Your program is perhaps not the best metric of the relative performance of linear versus jagged arrays because you are using entirely sequential access. This means that most accesses are going to be handled by the fastest (level 1) cache. As pspet notes, dereferencing four nested objects takes more work than computing a single offeset and using that. If everything is coming from level 1 cache, the fact that the actual data access is cheap means that this extra effort will dominate.

I would suggest that you play around with varying the order of your loops and monitor the performance. Build in "release" mode and run without a debugger attached to get accurate timing results. I would conjecture that swapping your two inner loops will slow down both versions of the code about equally (most requests for data would likely not be satisfied by the first-level cache, but requests for the inner-level references would be), bringing their relative times closer together. Swapping all the loops will impair the performance of the linear-array version a bit more, but will likely cause the nested jagged array performance to be horrible (your outer array would probably stick around in the first-level cache, but the nested references probably would not, with the consequence that many element accesses would incur two or three full cache misses).

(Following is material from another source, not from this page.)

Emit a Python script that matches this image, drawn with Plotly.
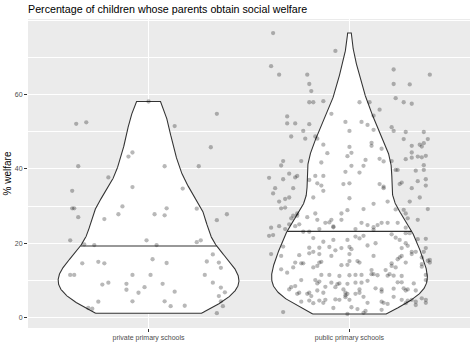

There is a performance penalty in .NET for arrays which occupy more than 85,000 bytes, especially if they are short-lived, so in many cases a two-level jagged array may be optimal. If data items are 64 bytes each, for example, two levels of nesting on a 64-bit system would allow one to have 10,000 arrays of 1,024 items each without any item growing beyond 85K. If you need more than 10,000,000 items, access patterns would determine whether you'd be better off using larger arrays or a third level of nesting, but there's a wide range of array sizes where the above approach is the best.